Okay, the bad news has landed. No more speculation. It’s time for calm, methodical action. Follow these steps in order to protect yourself and create the best possible outcome.

  1. Don’t Panic, Read Your Contract: Before you make a single phone call, take a deep breath. Find your purchase agreement and all addenda. Read the financing contingency section three times. Understand the dates, deadlines, and notification requirements.
  2. Get the Denial in Writing: Immediately request a formal, written loan denial letter from NVR Mortgage. This is your proof. An underwriter’s statement of credit denial is a legal document that will specify the reason(s) for the decision. This is non-negotiable.
  3. Contact Your Real Estate Agent or Attorney: If you used a buyer’s agent, call them immediately. If not, now is the time to hire a real estate attorney. A few hundred dollars for a consultation can save you tens of thousands in lost deposits. Do not rely solely on the builder’s sales rep for guidance; they work for the seller.
  4. Start Shopping for a New Loan NOW: Do not wait. Contact at least two other lenders and one mortgage broker on the same day you get the denial. Explain the situation and your timeline. A good lender can often give you a swift pre-qualification and a realistic assessment of your chances.
  5. Communicate Everything in Writing: From this point forward, communicate with the Ryan Homes sales representative via email. Create a paper trail. If you have a phone conversation, follow it up with an email summarizing what was discussed: “Hi Jane, to confirm our call just now, we discussed a 15-day extension to secure new financing…”

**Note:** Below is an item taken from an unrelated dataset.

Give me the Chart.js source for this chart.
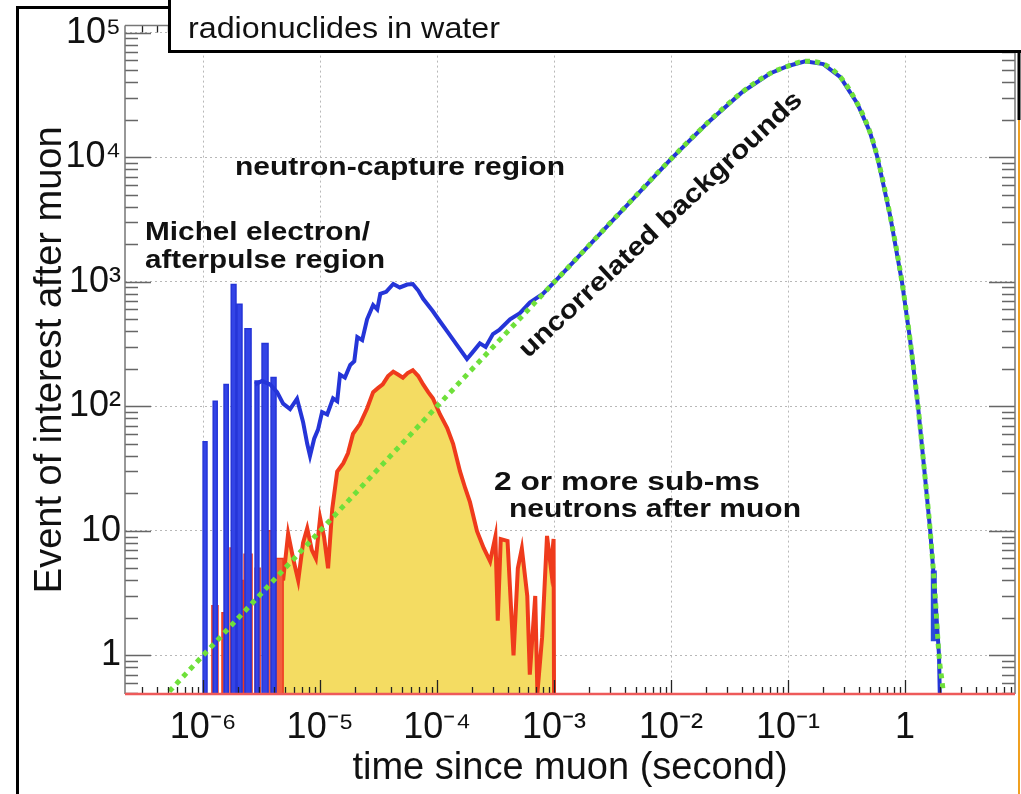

Secrets to Avoiding This Nightmare

As a strategist, I believe the best defense is a good offense. Many buyers walk into this situation unprepared. Here are my hard-won insights to prevent this from happening to you or to give you leverage if it does.

  • Get Pre-Approved by an Outside Lender First: Before you even walk into a Ryan Homes sales center, get a rock-solid pre-approval from an independent bank or broker. This gives you a baseline and a powerful negotiating tool. You’ll know you *can* get a loan, which removes NVR’s leverage.
  • Negotiate the Financing Contingency: Many buyers don’t know this is possible. You can ask for a longer contingency period in your contract, especially with a long build time. A 30-day contingency on a 9-month build is a huge risk. Ask to have it extended to 60 days before closing. The mistake I see most often is buyers passively accepting the boilerplate contract terms without question.
  • Lock Your Financial Life Down: From the moment you sign the contract until you close, do not change jobs, buy a car, open new credit cards, or deposit large amounts of undocumented cash. Live like a financial monk. The final credit pull happens just days before closing, and any change can trigger a last-minute denial.
  • Understand the Incentive Game: The builder’s closing cost incentives for using NVR are a business decision, not a gift. If you can get a better interest rate from an outside lender, it could easily save you more money over the life of the loan than the one-time closing credit. Always do the math.

Frequently Asked Questions

Can Ryan Homes force me to use NVR Mortgage?

No. Federal law, specifically the anti-tying provisions of the Bank Holding Company Act, makes it illegal for a builder to require you to use their affiliated lender as a condition of the home purchase. They can, however, offer financial incentives to encourage you to do so.

How long do I have to find new financing?

This depends entirely on what your purchase agreement says. Look for the closing date. You technically have until that date, but you should ask for a formal extension in writing as soon as you know you need one.

What if my financial situation changed during the long build process?

If your income decreased or your debt increased, leading to the denial, you may be found in default of the contract, and your earnest money could be at risk. This is why it’s critical to maintain your financial stability throughout the entire home-building process.

Should I hire a real estate attorney?

Yes. While I am not an attorney, in a situation where a financing denial puts a large deposit at risk, hiring a qualified real estate attorney to review your contract and advise you on the best course of action is one of the smartest investments you can make.